By Julia Leiby
Last October, Alex G, a 23-year-old wunderkind songwriter from Philadelphia, released Beach Music, his debut album on the prestigious Domino records. The record received numerous accolades from critics, including Pitchfork and SPIN. A little less than a year later, Alex G–short for Alex Giannascoli–and his band opened for a stellar bill at 9:30 Club, playing with Philadelphia indie-rock powerhouse Hop Along and legendary rockers Built to Spill.
Giannascoli played a quick set that was heavy on songs from Beach Music. He creates atmospheric, catchy and otherworldly rock music with his longtime live band that includes John Heywood on bass and Sam Acchione on lead guitar. Highlights of the set were the dark and moody “Bug” and “Walk,” a pretty and meandering instrumental. Giannascoli closed the set with “Soaker,” an unreleased song that he often plays live. Acchione joined him on vocals at the song’s chorus as they hauntingly sang, ‘and all I ever do is soak through you.’

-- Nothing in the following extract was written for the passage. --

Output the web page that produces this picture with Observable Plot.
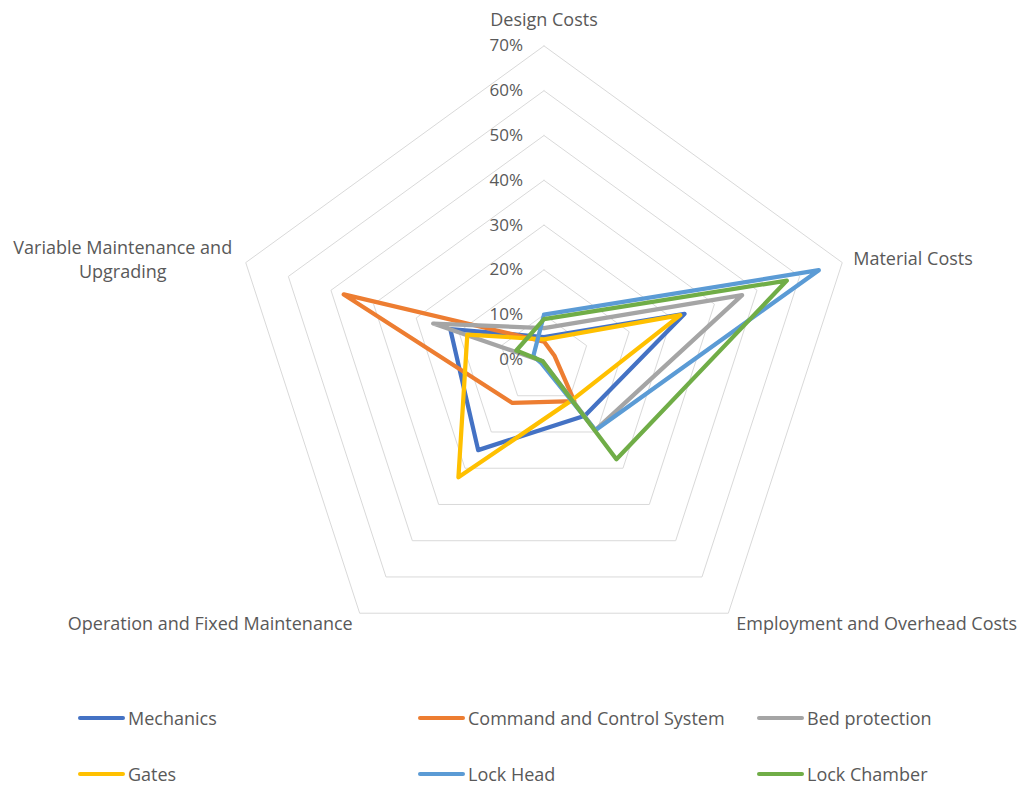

Next up was Hop Along. Led by charismatic singer Frances Quinlan, the band delivered an incredibly energetic and memorable set. Their latest record, Painted Shut, cemented their reputation as one of the best live bands around. Quinlan’s trademark raspy and unmistakable voice is remarkable and like none other.
Some fans in the virtually sold-out crowd were shouting song lyrics and moshing as Quinlan powered through Painted Shut tracks like “Sister Cities,” “The Knock” and “Horseshoe Crabs.” She also delivered a stunning and unexpected cover of top-40 hit “The Hills,” by The Weeknd, an ode to late night secret affairs and excess. They closed the consistently-tight set with “Tibetan Pop Stars,” from Get Disowned.

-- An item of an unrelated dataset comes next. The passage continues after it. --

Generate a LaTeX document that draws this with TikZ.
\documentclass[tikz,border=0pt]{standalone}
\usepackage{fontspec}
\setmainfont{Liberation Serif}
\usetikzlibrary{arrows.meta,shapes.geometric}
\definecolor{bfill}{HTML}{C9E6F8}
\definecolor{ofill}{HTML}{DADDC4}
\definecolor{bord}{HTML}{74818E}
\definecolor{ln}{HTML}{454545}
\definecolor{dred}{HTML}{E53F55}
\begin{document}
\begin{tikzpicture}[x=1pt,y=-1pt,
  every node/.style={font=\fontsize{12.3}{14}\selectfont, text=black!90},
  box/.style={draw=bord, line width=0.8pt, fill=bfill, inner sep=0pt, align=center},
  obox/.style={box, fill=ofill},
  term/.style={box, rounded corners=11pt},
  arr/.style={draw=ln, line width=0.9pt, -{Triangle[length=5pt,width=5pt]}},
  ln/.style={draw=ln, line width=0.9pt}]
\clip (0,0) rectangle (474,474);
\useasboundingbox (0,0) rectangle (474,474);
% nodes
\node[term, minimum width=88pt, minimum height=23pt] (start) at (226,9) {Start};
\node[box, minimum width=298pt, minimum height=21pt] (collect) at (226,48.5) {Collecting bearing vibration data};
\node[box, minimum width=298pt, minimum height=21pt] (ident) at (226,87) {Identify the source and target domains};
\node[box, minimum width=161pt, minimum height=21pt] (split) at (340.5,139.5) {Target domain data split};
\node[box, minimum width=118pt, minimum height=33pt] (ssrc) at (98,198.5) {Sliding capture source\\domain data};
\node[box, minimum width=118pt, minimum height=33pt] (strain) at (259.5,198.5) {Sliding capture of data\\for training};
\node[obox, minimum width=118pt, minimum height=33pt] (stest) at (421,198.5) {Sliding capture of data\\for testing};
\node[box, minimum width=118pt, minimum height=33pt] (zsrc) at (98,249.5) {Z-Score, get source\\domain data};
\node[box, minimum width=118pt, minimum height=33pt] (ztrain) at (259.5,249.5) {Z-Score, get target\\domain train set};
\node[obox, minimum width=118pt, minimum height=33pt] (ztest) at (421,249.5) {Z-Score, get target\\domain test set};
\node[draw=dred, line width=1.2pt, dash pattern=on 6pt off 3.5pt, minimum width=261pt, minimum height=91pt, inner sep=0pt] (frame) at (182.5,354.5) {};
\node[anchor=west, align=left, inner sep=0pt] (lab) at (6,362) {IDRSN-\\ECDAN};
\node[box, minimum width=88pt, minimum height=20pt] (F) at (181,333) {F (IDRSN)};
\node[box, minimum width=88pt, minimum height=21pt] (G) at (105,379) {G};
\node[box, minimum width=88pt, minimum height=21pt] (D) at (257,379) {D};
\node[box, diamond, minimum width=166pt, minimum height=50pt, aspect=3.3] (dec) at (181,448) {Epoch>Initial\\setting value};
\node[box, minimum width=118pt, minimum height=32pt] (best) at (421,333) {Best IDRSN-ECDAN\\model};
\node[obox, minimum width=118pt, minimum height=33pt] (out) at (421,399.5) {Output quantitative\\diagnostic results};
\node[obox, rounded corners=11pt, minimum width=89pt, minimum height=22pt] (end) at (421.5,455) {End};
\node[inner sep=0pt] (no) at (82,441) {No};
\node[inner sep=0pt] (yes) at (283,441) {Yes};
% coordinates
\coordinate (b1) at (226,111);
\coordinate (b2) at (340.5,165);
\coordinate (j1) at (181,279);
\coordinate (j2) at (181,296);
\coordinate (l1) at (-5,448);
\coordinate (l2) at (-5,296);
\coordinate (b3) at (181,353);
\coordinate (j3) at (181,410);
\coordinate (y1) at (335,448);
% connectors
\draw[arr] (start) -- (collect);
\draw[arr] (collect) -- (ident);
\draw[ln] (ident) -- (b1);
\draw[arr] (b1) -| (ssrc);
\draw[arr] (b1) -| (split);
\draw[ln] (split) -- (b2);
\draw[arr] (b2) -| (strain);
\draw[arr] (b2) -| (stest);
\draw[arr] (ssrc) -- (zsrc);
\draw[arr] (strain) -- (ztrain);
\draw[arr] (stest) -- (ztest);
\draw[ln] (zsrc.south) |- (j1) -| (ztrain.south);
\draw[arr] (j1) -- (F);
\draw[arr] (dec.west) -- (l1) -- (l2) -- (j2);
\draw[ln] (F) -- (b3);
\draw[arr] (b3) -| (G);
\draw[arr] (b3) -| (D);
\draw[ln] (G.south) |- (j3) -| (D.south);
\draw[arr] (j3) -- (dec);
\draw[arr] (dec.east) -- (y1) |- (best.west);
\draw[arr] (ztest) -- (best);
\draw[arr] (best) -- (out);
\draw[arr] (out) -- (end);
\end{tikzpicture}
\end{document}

Built to Spill closed-out the night. A beloved indie rock band that released their first of eight albums in 1993, Built to Spill played a lengthy set of their most well-known songs along with tunes from their most recent album, Untethered Moon. The band played as a three piece, similar to early incarnations of the band, with frontman Doug Martsch playing complicated guitar riffs and using a looping pedal.

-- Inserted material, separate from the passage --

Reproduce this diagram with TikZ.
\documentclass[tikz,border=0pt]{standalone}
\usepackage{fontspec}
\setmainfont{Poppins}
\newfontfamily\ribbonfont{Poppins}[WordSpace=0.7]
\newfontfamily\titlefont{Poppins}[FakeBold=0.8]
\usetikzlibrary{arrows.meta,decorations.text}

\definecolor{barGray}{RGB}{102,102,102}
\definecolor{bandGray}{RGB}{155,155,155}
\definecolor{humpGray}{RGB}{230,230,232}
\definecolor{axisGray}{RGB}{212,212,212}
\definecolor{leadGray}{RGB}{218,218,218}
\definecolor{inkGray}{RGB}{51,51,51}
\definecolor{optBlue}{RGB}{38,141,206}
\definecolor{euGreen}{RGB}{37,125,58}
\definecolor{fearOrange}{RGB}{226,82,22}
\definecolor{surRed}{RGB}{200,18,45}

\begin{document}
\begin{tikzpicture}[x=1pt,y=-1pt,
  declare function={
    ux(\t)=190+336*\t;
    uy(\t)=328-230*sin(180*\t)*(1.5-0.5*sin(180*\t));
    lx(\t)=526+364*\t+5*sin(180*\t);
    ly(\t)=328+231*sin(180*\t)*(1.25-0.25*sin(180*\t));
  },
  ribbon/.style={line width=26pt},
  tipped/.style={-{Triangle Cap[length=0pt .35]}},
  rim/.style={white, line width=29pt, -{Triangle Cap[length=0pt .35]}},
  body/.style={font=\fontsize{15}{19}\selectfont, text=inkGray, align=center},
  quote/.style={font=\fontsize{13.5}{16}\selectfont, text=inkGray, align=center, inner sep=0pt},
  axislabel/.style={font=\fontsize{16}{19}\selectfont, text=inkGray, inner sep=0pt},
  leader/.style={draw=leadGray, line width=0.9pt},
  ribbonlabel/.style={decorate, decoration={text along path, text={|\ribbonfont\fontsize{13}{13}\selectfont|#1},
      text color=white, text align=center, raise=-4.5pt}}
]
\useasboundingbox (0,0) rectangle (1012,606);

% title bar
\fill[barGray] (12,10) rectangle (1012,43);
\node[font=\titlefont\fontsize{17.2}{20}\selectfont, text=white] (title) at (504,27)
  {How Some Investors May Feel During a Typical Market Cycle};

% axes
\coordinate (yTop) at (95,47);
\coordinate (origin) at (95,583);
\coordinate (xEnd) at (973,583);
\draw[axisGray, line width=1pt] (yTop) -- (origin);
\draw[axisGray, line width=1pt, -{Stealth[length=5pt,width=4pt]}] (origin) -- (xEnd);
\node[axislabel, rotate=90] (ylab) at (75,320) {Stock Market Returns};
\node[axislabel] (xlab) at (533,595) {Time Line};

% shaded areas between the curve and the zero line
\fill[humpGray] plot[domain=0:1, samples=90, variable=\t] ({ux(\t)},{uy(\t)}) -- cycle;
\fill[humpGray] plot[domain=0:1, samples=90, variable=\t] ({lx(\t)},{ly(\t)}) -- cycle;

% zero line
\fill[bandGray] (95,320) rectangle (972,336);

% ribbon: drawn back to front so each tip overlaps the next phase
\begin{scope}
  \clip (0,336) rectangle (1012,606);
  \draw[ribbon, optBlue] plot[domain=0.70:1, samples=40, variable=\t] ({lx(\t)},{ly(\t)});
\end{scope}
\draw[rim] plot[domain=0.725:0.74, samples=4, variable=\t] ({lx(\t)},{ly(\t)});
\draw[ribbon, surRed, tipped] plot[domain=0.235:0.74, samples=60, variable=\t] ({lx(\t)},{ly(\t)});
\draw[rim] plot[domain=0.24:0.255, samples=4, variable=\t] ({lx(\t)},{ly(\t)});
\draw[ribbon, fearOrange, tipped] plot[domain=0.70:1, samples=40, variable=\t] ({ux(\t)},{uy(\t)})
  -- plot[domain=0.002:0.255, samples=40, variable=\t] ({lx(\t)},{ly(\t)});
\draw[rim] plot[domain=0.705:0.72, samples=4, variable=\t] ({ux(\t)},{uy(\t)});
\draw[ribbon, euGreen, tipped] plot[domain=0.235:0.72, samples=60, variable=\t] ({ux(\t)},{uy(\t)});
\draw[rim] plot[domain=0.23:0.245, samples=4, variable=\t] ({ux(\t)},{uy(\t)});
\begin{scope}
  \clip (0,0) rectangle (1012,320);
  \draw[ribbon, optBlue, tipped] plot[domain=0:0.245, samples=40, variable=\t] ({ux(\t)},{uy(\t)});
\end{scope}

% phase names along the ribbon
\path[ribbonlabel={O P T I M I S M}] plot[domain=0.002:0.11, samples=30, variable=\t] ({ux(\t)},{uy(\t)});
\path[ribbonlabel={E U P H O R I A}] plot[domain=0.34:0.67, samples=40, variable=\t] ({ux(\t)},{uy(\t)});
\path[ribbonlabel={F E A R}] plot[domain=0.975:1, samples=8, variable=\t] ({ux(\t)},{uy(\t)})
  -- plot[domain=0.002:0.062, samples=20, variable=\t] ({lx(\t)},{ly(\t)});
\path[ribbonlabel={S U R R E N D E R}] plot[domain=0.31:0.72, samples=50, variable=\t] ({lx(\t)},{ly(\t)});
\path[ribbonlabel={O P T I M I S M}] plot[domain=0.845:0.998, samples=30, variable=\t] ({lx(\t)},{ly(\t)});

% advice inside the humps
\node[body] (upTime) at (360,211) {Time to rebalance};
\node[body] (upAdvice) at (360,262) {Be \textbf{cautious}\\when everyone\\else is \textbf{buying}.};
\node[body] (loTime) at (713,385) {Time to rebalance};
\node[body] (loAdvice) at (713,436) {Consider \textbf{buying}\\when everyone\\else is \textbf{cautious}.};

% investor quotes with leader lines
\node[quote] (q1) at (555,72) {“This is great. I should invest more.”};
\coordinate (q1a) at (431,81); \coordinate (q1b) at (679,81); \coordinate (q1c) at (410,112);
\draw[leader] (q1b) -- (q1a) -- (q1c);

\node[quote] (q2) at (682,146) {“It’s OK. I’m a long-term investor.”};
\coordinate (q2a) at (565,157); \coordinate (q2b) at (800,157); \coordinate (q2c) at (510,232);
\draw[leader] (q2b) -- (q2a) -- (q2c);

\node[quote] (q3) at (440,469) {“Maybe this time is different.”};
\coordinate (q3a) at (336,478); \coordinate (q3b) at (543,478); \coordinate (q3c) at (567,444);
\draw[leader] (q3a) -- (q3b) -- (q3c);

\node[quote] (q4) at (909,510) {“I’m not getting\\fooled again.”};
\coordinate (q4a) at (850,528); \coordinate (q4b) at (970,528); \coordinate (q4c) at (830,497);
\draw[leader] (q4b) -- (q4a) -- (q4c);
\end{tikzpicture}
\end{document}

Although Martsch’s performance was stellar, the bassist and drummer were detached and a little stiff onstage. Despite this, Martsch was enough to provide an amazing experience for the audience. They played for over an hour, closing with the classic “Carry the Zero” and sneaking in a cover of “Effigy” by Creedence Clearwater Revival. Overall, this was an incredible, talented bill of musicians and a show not to be missed.